The Internal Revenue Service notes that property taxes may be deductible on federal returns if you itemize, subject to the state and local tax (SALT) cap of $10,000. Accurate records of your tax payments ensure you capture available deductions.
Budgeting and Forecasting Property Taxes
Homeowners planning renovations or evaluating investments can estimate future tax impact by modeling multiple scenarios: higher assessed values, new levy approvals, or expiration of temporary exemptions. For long-term budgeting, consider:
- Projected property value appreciation using real estate market forecasts.
- Historical growth rates of local tax levies published in municipal budget documents.
- Sunset dates of special assessments or incentives.
- Potential policy changes such as statewide property tax reforms or ballot initiatives.
Applying sensitivity analysis—altering one variable at a time—reveals how much each factor influences your bill. This modeling approach can inform buying decisions and help you engage in local civic processes when rate changes are proposed.

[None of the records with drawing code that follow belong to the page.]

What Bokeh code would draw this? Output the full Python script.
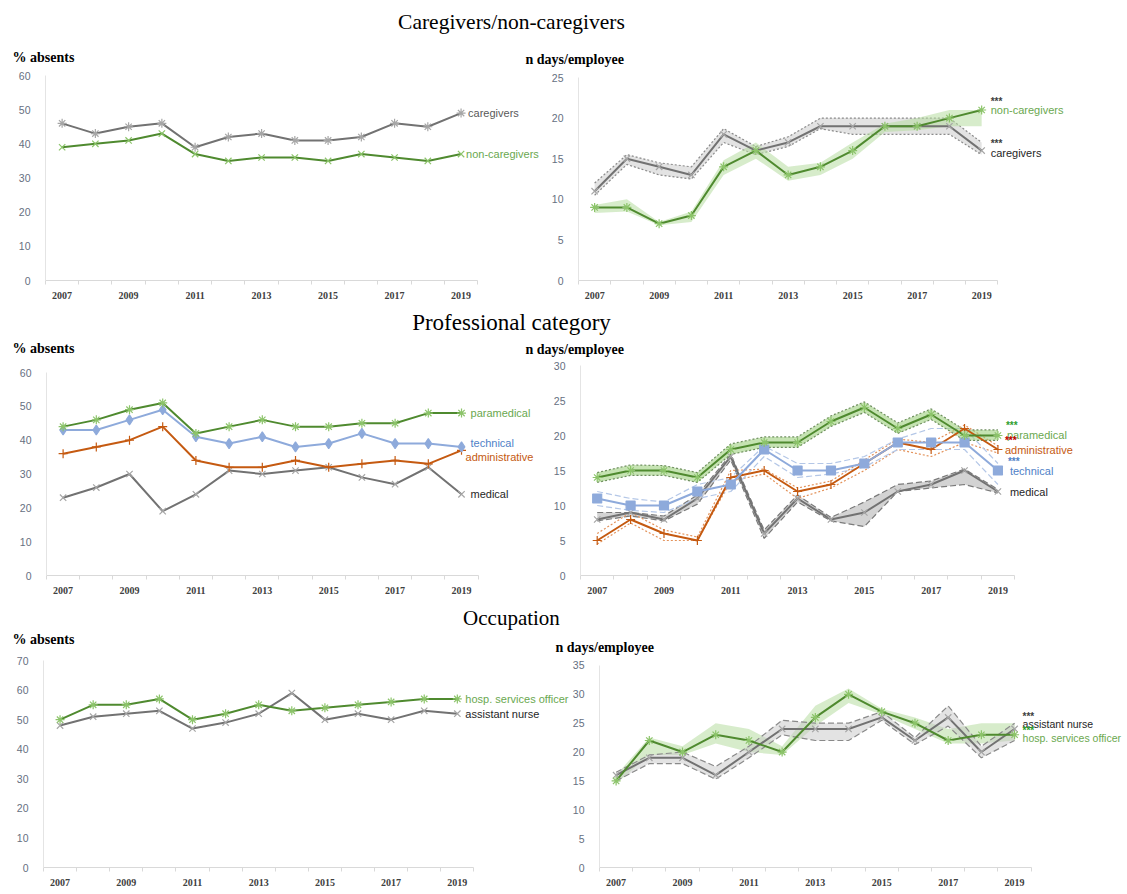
from bokeh.plotting import figure
from bokeh.layouts import column, row
from bokeh.models import Range1d, FixedTicker
from bokeh.core.properties import value
from bokeh.embed import file_html
from bokeh.resources import INLINE

# ---------------- data ----------------
years = [2007, 2008, 2009, 2010, 2011, 2012, 2013, 2014, 2015, 2016, 2017, 2018, 2019]
tick_years = [2007, 2009, 2011, 2013, 2015, 2017, 2019]

# Caregivers / non-caregivers : % absents
cg_pct = [46, 43, 45, 46, 39, 42, 43, 41, 41, 42, 46, 45, 49]
ncg_pct = [39, 40, 41, 43, 37, 35, 36, 36, 35, 37, 36, 35, 37]
# Caregivers / non-caregivers : n days/employee
cg_days = [11, 15, 14, 13, 18, 16, 17, 19, 19, 19, 19, 19, 16]
cg_days_lo = [10.5, 14.3, 13, 12.5, 17, 15.5, 16.5, 18.7, 18, 18, 18, 18, 15.5]
cg_days_hi = [12, 15.5, 14.5, 14, 18.7, 16.5, 17.7, 20, 20, 20, 20, 20, 17]
ncg_days = [9, 9, 7, 8, 14, 16, 13, 14, 16, 19, 19, 20, 21]
ncg_days_lo = [8.3, 8.5, 6.8, 7.2, 13, 15, 12.3, 13, 15, 18.3, 18.5, 19, 19]
ncg_days_hi = [9.3, 10, 7.2, 8.5, 14.8, 17, 14, 14.5, 17, 19.3, 20, 21, 21]

# Professional category : % absents
para_pct = [44, 46, 49, 51, 42, 44, 46, 44, 44, 45, 45, 48, 48]
tech_pct = [43, 43, 46, 49, 41, 39, 41, 38, 39, 42, 39, 39, 38]
admin_pct = [36, 38, 40, 44, 34, 32, 32, 34, 32, 33, 34, 33, 37]
med_pct = [23, 26, 30, 19, 24, 31, 30, 31, 32, 29, 27, 32, 24]
# Professional category : n days/employee
para_days = [14, 15, 15, 14, 18, 19, 19, 22, 24, 21, 23, 20, 20]
para_days_lo = [13.3, 14.3, 14.3, 13.3, 17.3, 18.3, 18.3, 21.3, 23.3, 20.3, 22.3, 19.3, 19.3]
para_days_hi = [14.7, 15.8, 15.7, 14.7, 18.8, 19.8, 19.8, 22.8, 24.8, 21.8, 23.8, 20.8, 20.8]
tech_days = [11, 10, 10, 12, 13, 18, 15, 15, 16, 19, 19, 19, 15]
tech_days_lo = [10, 9.3, 9, 11, 12, 17, 14, 14.5, 15.5, 18, 18, 18, 13]
tech_days_hi = [12, 11, 10.5, 13, 14, 18.5, 16, 16, 17, 19.5, 21, 21, 16]
admin_days = [5, 8, 6, 5, 14, 15, 12, 13, 16, 19, 18, 21, 18]
admin_days_lo = [4.5, 7.5, 5, 5, 13.5, 14.5, 11, 12.5, 15, 18, 17, 19, 17.5]
admin_days_hi = [6, 9, 6.5, 5.5, 15, 15.2, 12.5, 13.5, 16.5, 19.5, 19, 21.5, 18.5]
med_days = [8, 9, 8, 11, 17, 6, 11, 8, 9, 12, 13, 15, 12]
med_days_lo = [7.8, 8.5, 7.8, 10.2, 16.5, 5.3, 10.5, 7.8, 7, 12, 12.5, 13, 11.8]
med_days_hi = [9, 9, 8.5, 11.5, 17.3, 6.5, 11.5, 8.3, 10.5, 13, 13.5, 15.2, 12.3]

# Occupation : % absents
hso_pct = [50, 55, 55, 57, 50, 52, 55, 53, 54, 55, 56, 57, 57]
an_pct = [48, 51, 52, 53, 47, 49, 52, 59, 50, 52, 50, 53, 52]
# Occupation : n days/employee
hso_days = [15, 22, 20, 23, 22, 20, 26, 30, 27, 25, 22, 23, 23]
hso_days_lo = [14.5, 19.5, 19.5, 21.5, 20, 19.5, 24.5, 28.5, 26.5, 24, 21.5, 21.5, 22]
hso_days_hi = [16, 22.5, 21, 25, 24, 21, 28, 31, 27.5, 26, 24, 25, 25]
an_days = [16, 19, 19, 16, 20, 24, 24, 24, 26, 22, 26, 20, 24]
an_days_lo = [15, 18, 18, 15.3, 19, 23, 22, 22, 25.5, 21.3, 24.5, 19, 22]
an_days_hi = [16.5, 19.5, 20, 17.5, 21, 25.5, 25, 25, 27, 22.5, 28, 21, 25]

# ---------------- styles ----------------
GREEN = "#4f8a2f"
GREEN_MK = "#8cc46a"
GREEN_TXT = "#6aa84f"
GREEN_FILL = "#b7dca0"
GREY = "#727272"
GREY_MK = "#a6a6a6"
GREY_FILL = "#c8c8c8"
BLUE = "#8eaadb"
BLUE_TXT = "#4f81c7"
ORANGE = "#c55a11"
DARK = "#262626"
SANS = "Liberation Sans"
SERIF = "Liberation Serif"
boundaries = [y - 0.5 for y in years] + [years[-1] + 0.5]


def panel(width, height, b_left, b_top, b_bottom, x_end, y_max, y_end, y_step, title, title_offset,
          standoff, margin=(0, 0, 0, 0)):
    p = figure(width=width, height=height, x_range=Range1d(2006.5, x_end), y_range=Range1d(0, y_end),
               output_backend="svg", toolbar_location=None, title=title, margin=margin,
               min_border_left=b_left, min_border_right=0, min_border_top=b_top, min_border_bottom=b_bottom)
    p.outline_line_color = None
    p.background_fill_color = None
    p.border_fill_color = None
    p.xgrid.grid_line_color = None
    p.ygrid.grid_line_color = None
    p.title.align = "left"
    p.title.offset = title_offset
    p.title.standoff = standoff
    p.title.text_font = SERIF
    p.title.text_font_size = "14px"
    p.title.text_font_style = "bold"
    p.title.text_color = "black"
    xa = p.xaxis[0]
    xa.ticker = FixedTicker(ticks=tick_years, minor_ticks=boundaries)
    xa.bounds = (2006.5, 2019.5)
    xa.axis_line_color = "#d9d9d9"
    xa.major_tick_line_color = None
    xa.minor_tick_line_color = "#d9d9d9"
    xa.minor_tick_out = 4
    xa.minor_tick_in = 0
    xa.major_label_standoff = 5
    xa.major_label_text_font = SERIF
    xa.major_label_text_font_style = "bold"
    xa.major_label_text_font_size = "10px"
    xa.major_label_text_color = "#404040"
    ya = p.yaxis[0]
    ya.ticker = FixedTicker(ticks=list(range(0, y_max + 1, y_step)))
    ya.bounds = (0, y_max)
    ya.axis_line_color = "#e4e4e4"
    ya.major_tick_line_color = None
    ya.minor_tick_line_color = None
    ya.major_label_standoff = 9
    ya.major_label_text_font = SANS
    ya.major_label_text_font_size = "10.5px"
    ya.major_label_text_color = "#66707f"
    return p


def series(p, ys, color, marker, mk_color, size=9):
    p.line(years, ys, line_color=color, line_width=2)
    p.scatter(years, ys, marker=marker, size=size, line_color=mk_color, fill_color=mk_color, line_width=1.2)


def band(p, lo, hi, fill=None, alpha=0.55, edge=None, dash="3 2"):
    if fill is not None:
        p.varea(x=years, y1=lo, y2=hi, fill_color=fill, fill_alpha=alpha)
    if edge is not None:
        p.line(years, lo, line_color=edge, line_dash=dash, line_width=1.2)
        p.line(years, hi, line_color=edge, line_dash=dash, line_width=1.2)


def label(p, ys, text, color, dx, dy=0, size="11px"):
    p.text(x=[years[-1]], y=[ys[-1]], text=[text], x_offset=dx, y_offset=dy,
           text_baseline="middle", text_align="left", text_font=value(SANS),
           text_font_size=size, text_color=color)


def stars(p, ys, color, dx, dy):
    p.text(x=[years[-1]], y=[ys[-1]], text=["***"], x_offset=dx, y_offset=dy,
           text_baseline="middle", text_align="left", text_font=value(SANS),
           text_font_size="10px", text_font_style="bold", text_color=color)


def heading(text, height, ypos, size):
    p = figure(width=1125, height=height, x_range=Range1d(0, 1), y_range=Range1d(0, 1),
               output_backend="svg", toolbar_location=None, min_border=0, margin=(0, 0, 0, 0))
    p.axis.visible = False
    p.xgrid.grid_line_color = None
    p.ygrid.grid_line_color = None
    p.outline_line_color = None
    p.background_fill_color = None
    p.border_fill_color = None
    p.text(x=[0.4542], y=[ypos], text=[text], text_align="center", text_baseline="middle",
           text_font=value(SERIF), text_font_size=size, text_color="black")
    return p


# ---------------- row 1 ----------------
p1 = panel(548, 269, 45, 41, 23, 2021.63, 60, 60, 10, "% absents", -33, 21)
series(p1, cg_pct, GREY, "asterisk", GREY_MK)
series(p1, ncg_pct, GREEN, "x", GREEN_MK)
label(p1, cg_pct, "caregivers", "#595959", 7)
label(p1, ncg_pct, "non-caregivers", GREEN_TXT, 5)

p2 = panel(610, 269, 63, 41, 23, 2023.46, 25, 25.25, 5, "n days/employee", -53, 18, margin=(0, 0, 0, -33))
band(p2, cg_days_lo, cg_days_hi, fill=GREY_FILL, alpha=0.5, edge="#8a8a8a", dash="2 2")
band(p2, ncg_days_lo, ncg_days_hi, fill=GREEN_FILL, alpha=0.55)
series(p2, cg_days, GREY, "x", GREY_MK)
series(p2, ncg_days, GREEN, "asterisk", GREEN_MK)
label(p2, ncg_days, "non-caregivers", GREEN_TXT, 9, 0)
stars(p2, ncg_days, "#404040", 9, -9)
label(p2, cg_days, "caregivers", DARK, 9, 2)
stars(p2, cg_days, "#404040", 9, -7)

# ---------------- row 2 ----------------
p3 = panel(548, 275, 46, 38, 27, 2021.62, 60, 62.07, 10, "% absents", -34, 19)
series(p3, med_pct, GREY, "x", GREY_MK)
series(p3, admin_pct, ORANGE, "cross", ORANGE)
series(p3, tech_pct, BLUE, "diamond", BLUE, size=10)
series(p3, para_pct, GREEN, "asterisk", GREEN_MK)
label(p3, para_pct, "paramedical", GREEN_TXT, 9)
label(p3, tech_pct, "technical", BLUE_TXT, 9, -4)
label(p3, admin_pct, "administrative", ORANGE, 4, 7)
label(p3, med_pct, "medical", DARK, 9)

p4 = panel(610, 275, 65, 38, 27, 2022.82, 30, 30, 5, "n days/employee", -55, 17, margin=(0, 0, 0, -33))
band(p4, med_days_lo, med_days_hi, fill="#b5b5b5", alpha=0.6, edge="#7a7a7a", dash="6 3")
band(p4, admin_days_lo, admin_days_hi, edge="#e3925a", dash="2 2")
band(p4, tech_days_lo, tech_days_hi, edge="#b4c7e7", dash="6 3")
band(p4, para_days_lo, para_days_hi, fill="#9fd07f", alpha=0.6, edge="#6f8f5f", dash="2 2")
series(p4, med_days, GREY, "x", GREY_MK)
series(p4, admin_days, ORANGE, "cross", ORANGE)
series(p4, tech_days, BLUE, "square", BLUE, size=9)
series(p4, para_days, GREEN, "asterisk", GREEN_MK)
label(p4, para_days, "paramedical", GREEN_TXT, 9, -1)
stars(p4, para_days, "#2e9e2e", 8, -10)
label(p4, admin_days, "administrative", ORANGE, 7, 0)
stars(p4, admin_days, "#c00000", 7, -9)
label(p4, tech_days, "technical", BLUE_TXT, 12, 0)
stars(p4, tech_days, BLUE_TXT, 10, -9)
label(p4, med_days, "medical", DARK, 12, 0)

# ---------------- row 3 ----------------
p5 = panel(578, 274, 43, 46, 20, 2022.66, 70, 70, 10, "% absents", -31, 28)
series(p5, an_pct, GREY, "x", GREY_MK)
series(p5, hso_pct, GREEN, "asterisk", GREEN_MK)
label(p5, hso_pct, "hosp. services officer", GREEN_TXT, 8)
label(p5, an_pct, "assistant nurse", DARK, 8)

p6 = panel(585, 274, 59, 46, 20, 2022.34, 35, 35.86, 5, "n days/employee", -44, 12, margin=(0, 0, 0, -38))
band(p6, hso_days_lo, hso_days_hi, fill=GREEN_FILL, alpha=0.55)
band(p6, an_days_lo, an_days_hi, fill=GREY_FILL, alpha=0.5, edge="#8a8a8a", dash="6 3")
series(p6, an_days, GREY, "x", GREY_MK)
series(p6, hso_days, GREEN, "asterisk", GREEN_MK)
label(p6, an_days, "assistant nurse", DARK, 8, -5, size="10.5px")
stars(p6, an_days, "#404040", 8, -12)
label(p6, hso_days, "hosp. services officer", GREEN_TXT, 8, 3, size="10.5px")
stars(p6, hso_days, "#2e9e2e", 8, -4)

layout = column(
    heading("Caregivers/non-caregivers", 36, 0.389, "21.5px"),
    row(p1, p2, margin=(-2, 0, 0, 0)),
    heading("Professional category", 38, 0.5, "23px"),
    row(p3, p4, margin=(-14, 0, 0, 0)),
    heading("Occupation", 30, 0.5, "21px"),
    row(p5, p6, margin=(-18, 0, 0, 0)),
    margin=(0, 0, 0, 0),
)

open("out.html", "w").write(file_html(layout, INLINE))
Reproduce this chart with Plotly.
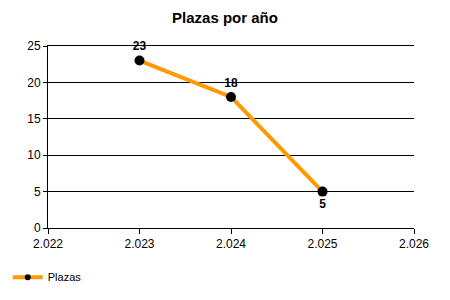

Conclusion: From Calculation to Action
Calculating property taxes involves more than plugging numbers into a formula. It requires an understanding of local assessment practices, exemptions, and policy trends. Equipped with the knowledge and tools provided in this guide, you can demystify your tax bill, plan responsibly, and advocate for policies that align with community needs. Use the calculator at the top of this page to test real-world figures, experiment with hypothetical rate increases, and visualize how exemptions protect your taxable value. Whether you are a homeowner, investor, or housing professional, mastering property tax math transforms an opaque expense into a manageable and predictable component of financial planning.